La visita duró poco y a ninguno de los dos les alcanzó para conocerse. La suegra estaba furiosa, pero como que en el fondo algo del novio le cayó bien o adivinó que con el tiempo iban a poder quererse y ser familia. Un par de días después, un poco más tranquila o menos brava, regresó a su país y a su casa.
En diciembre, la pareja viajó por primera vez a Costa Rica a compartir la sorpresa de su amor con la familia de él. El recelo fue transformándose en cariño y, al final de las vacaciones, a Myrna la despidieron con abrazos.
Volvieron a Managua con el tiempo suficiente para volver a irse. Para terminar de tranquilizar a madres y suegras y desterrar la idea de que se amaban con prisas, volvieron a casarse el 29 de marzo, esta vez, en la Catedral y con ambas mujeres deseándoles fortuna.
Luego, quisieron mudarse a Tegucigalpa. Fue entonces cuando Myrna comenzó a consentir que Rafa le llenara la casa de cuadros y la vida de hijos.
El mayor, Jorge Rafael, iba a ser tan hondureño como ella. A él, su papá le velaría el sueño mientras pintaba. Es que de día, Rafa trabajaba como técnico dental. Al anochecer se dedicaba a mimar a los suyos y, cuando, madre e hijo se dormían, desparramaba lienzos y pinceles.
Desde entonces, la luna sería cómplice de la carrera de Rafa por ser artista y las trasnochadas harían que amaneciera tarde y llegara con retraso a todas partes menos a su cita nocturna con la pintura.
Así, fueron pasando los meses y el trio Fernández Tercero regresó a Costa Rica antes de convertirse en cuarteto…, en quinteto…, en banda.

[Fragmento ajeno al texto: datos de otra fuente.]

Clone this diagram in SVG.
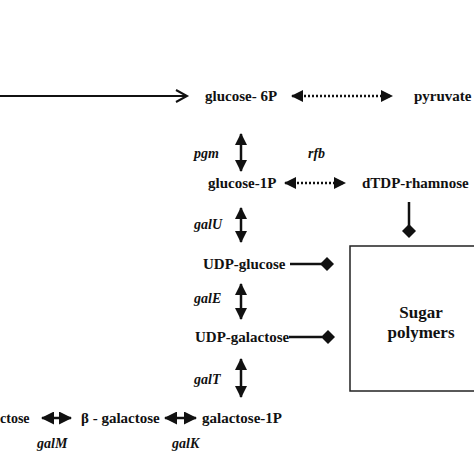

En San José nacieron casi en seguida Karla, Alma y Miguel y, finalmente, también, David.
El amor de la pareja se fue multiplicando con cada hijo y aunque las prisas de la prole hicieron que no siempre se les viera uno junto al otro, todos los que lo conocieron a él supieron de ella y escucharon, atentos y celosos, sorprendidos y admirados, su historia de amor.

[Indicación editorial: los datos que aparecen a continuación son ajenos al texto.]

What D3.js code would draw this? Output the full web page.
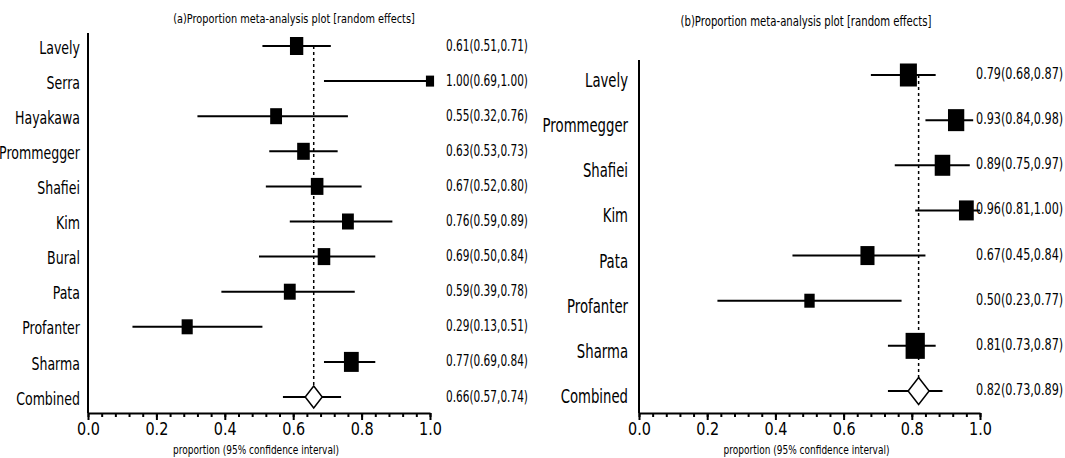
<!DOCTYPE html>
<html>
<head>
<meta charset="utf-8">
<script src="https://cdn.jsdelivr.net/npm/d3@7"></script>
<style>
  body { margin: 0; background: #fff; }
  text { font-family: "DejaVu Sans", sans-serif; fill: #000; }
</style>
</head>
<body>
<div id="chart"></div>
<script>
// panel (a)
const studiesA = ["Lavely", "Serra", "Hayakawa", "Prommegger", "Shafiei", "Kim", "Bural", "Pata", "Profanter", "Sharma"]
const estA = [0.61, 1.00, 0.55, 0.63, 0.67, 0.76, 0.69, 0.59, 0.29, 0.77]
const lowA = [0.51, 0.69, 0.32, 0.53, 0.52, 0.59, 0.50, 0.39, 0.13, 0.69]
const highA = [0.71, 1.00, 0.76, 0.73, 0.80, 0.89, 0.84, 0.78, 0.51, 0.84]
const boxA = [18, 11, 16, 17, 17, 16, 17, 16, 15, 20]   // marker size
const combA = {est: 0.66, low: 0.57, high: 0.74}

// panel (b)
const studiesB = ["Lavely", "Prommegger", "Shafiei", "Kim", "Pata", "Profanter", "Sharma"]
const estB = [0.79, 0.93, 0.89, 0.96, 0.67, 0.50, 0.81]
const lowB = [0.68, 0.84, 0.75, 0.81, 0.45, 0.23, 0.73]
const highB = [0.87, 0.98, 0.97, 1.00, 0.84, 0.77, 0.87]
const boxB = [23, 22, 21, 20, 19, 14, 26]
const combB = {est: 0.82, low: 0.73, high: 0.89}

const majorTicks = [0, 0.2, 0.4, 0.6, 0.8, 1.0]
const minorTicks = d3.range(0, 1.0001, 0.04)

const W = 1065, H = 458
const squeeze = 0.74   // the picture is narrowed horizontally

const svg = d3.select("#chart").append("svg")
  .attr("width", W).attr("height", H)

function txt(g, x, y, s, size, anchor, sx = 0.72) {
  return g.append("text")
    .attr("transform", `translate(${x},${y}) scale(${sx},1)`)
    .attr("text-anchor", anchor)
    .attr("dy", "0.36em")
    .style("font-size", size + "px")
    .text(s)
}

function fmt(e, l, h) {
  return `${e.toFixed(2)}(${l.toFixed(2)},${h.toFixed(2)})`
}

function forest(cfg) {
  const g = svg.append("g")
  const x = d3.scaleLinear().domain([0, 1]).range([cfg.x0, cfg.x1])
  const names = cfg.studies.concat(["Combined"])
  const y = d3.scalePoint().domain(names).range([cfg.yTop, cfg.yBottom])
  const rows = cfg.studies.map((s, i) => ({name: s, est: cfg.est[i], low: cfg.low[i], high: cfg.high[i], box: cfg.box[i]}))

  // title
  txt(g, cfg.titleX, cfg.titleY, cfg.title, cfg.titleSize, "middle", 0.75)

  // y axis line
  g.append("line")
    .attr("x1", cfg.x0).attr("x2", cfg.x0)
    .attr("y1", cfg.axisTop).attr("y2", cfg.axisY)
    .attr("stroke", "#000").attr("stroke-width", 2)

  // dashed line at the combined estimate
  g.append("line")
    .attr("x1", x(cfg.comb.est)).attr("x2", x(cfg.comb.est))
    .attr("y1", y(names[0])).attr("y2", y("Combined"))
    .attr("stroke", "#000").attr("stroke-width", 1.5)
    .style("stroke-dasharray", "3,3")

  // confidence intervals
  g.selectAll("line.ci").data(rows).enter().append("line")
    .attr("class", "ci")
    .attr("x1", d => x(d.low)).attr("x2", d => x(d.high))
    .attr("y1", d => y(d.name)).attr("y2", d => y(d.name))
    .attr("stroke", "#000").attr("stroke-width", 2)

  // boxes
  g.selectAll("rect.box").data(rows).enter().append("rect")
    .attr("class", "box")
    .attr("x", d => x(d.est) - d.box * squeeze / 2)
    .attr("y", d => y(d.name) - d.box / 2)
    .attr("width", d => d.box * squeeze)
    .attr("height", d => d.box)
    .attr("fill", "#000")

  // combined
  const cy = y("Combined")
  g.append("line")
    .attr("x1", x(cfg.comb.low)).attr("x2", x(cfg.comb.high))
    .attr("y1", cy).attr("y2", cy)
    .attr("stroke", "#000").attr("stroke-width", 2)
  const cx = x(cfg.comb.est), dw = cfg.diamond[0] / 2, dh = cfg.diamond[1] / 2
  g.append("path")
    .attr("d", `M${cx},${cy - dh}L${cx + dw},${cy}L${cx},${cy + dh}L${cx - dw},${cy}Z`)
    .attr("fill", "#fff").attr("stroke", "#000").attr("stroke-width", 1.5)

  // study labels
  names.forEach(n => txt(g, cfg.labelX, y(n) + cfg.labelDy, n, cfg.labelSize, "end", 0.68))

  // values
  rows.forEach(d => txt(g, cfg.valX, y(d.name) + cfg.valDy, fmt(d.est, d.low, d.high), cfg.valSize, "start", 0.68))
  txt(g, cfg.valX, cy + cfg.valDy, fmt(cfg.comb.est, cfg.comb.low, cfg.comb.high), cfg.valSize, "start", 0.68)

  // x axis
  const ax = g.append("g").attr("transform", `translate(0,${cfg.axisY})`)
    .call(d3.axisBottom(x).tickValues(majorTicks).tickSize(7).tickSizeOuter(0).tickFormat(d3.format(".1f")))
  ax.attr("font-family", null).attr("font-size", null)
  ax.select(".domain").attr("stroke-width", 2)
  ax.selectAll(".tick line").attr("stroke-width", 2)
  ax.selectAll(".tick text")
    .style("font-size", "18px")
    .attr("y", 9)
    .attr("transform", "scale(0.8,1)")

  const mn = g.append("g").attr("transform", `translate(0,${cfg.axisY})`)
    .call(d3.axisBottom(x).tickValues(minorTicks).tickSize(4).tickSizeOuter(0).tickFormat(""))
  mn.select(".domain").remove()
  mn.selectAll(".tick line").attr("stroke-width", 2)

  txt(g, (cfg.x0 + cfg.x1) / 2 - 3, cfg.xlabY, "proportion (95% confidence interval)", 12, "middle", 0.75)
}

forest({
  studies: studiesA, est: estA, low: lowA, high: highA, box: boxA, comb: combA,
  title: "(a)Proportion meta-analysis plot [random effects]", titleSize: 13,
  titleX: 294, titleY: 18,
  x0: 88, x1: 430, yTop: 46, yBottom: 397, axisTop: 33, axisY: 413,
  diamond: [17, 22],
  labelX: 80, labelDy: 1, labelSize: 18.5,
  valX: 446, valDy: -1, valSize: 15.5,
  xlabY: 450
})

forest({
  studies: studiesB, est: estB, low: lowB, high: highB, box: boxB, comb: combB,
  title: "(b)Proportion meta-analysis plot [random effects]", titleSize: 13.5,
  titleX: 806, titleY: 21,
  x0: 639, x1: 980, yTop: 75, yBottom: 391, axisTop: 60, axisY: 413,
  diamond: [21, 27],
  labelX: 628, labelDy: 5, labelSize: 19.5,
  valX: 976, valDy: -2, valSize: 16.5,
  xlabY: 450
})
</script>
</body>
</html>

Y es que, desde esa tarde en que el flechazo se le hizo canción, en la vida de Rafa, sin importar el rumbo que tomara su historia, Myrna siguió siendo protagonista.
Desde esa tarde en que el flechazo se le hizo canción, en la vida de Rafa Fernández, sin importar el rumbo que tomara su historia, Myrna siguió siendo protagonista.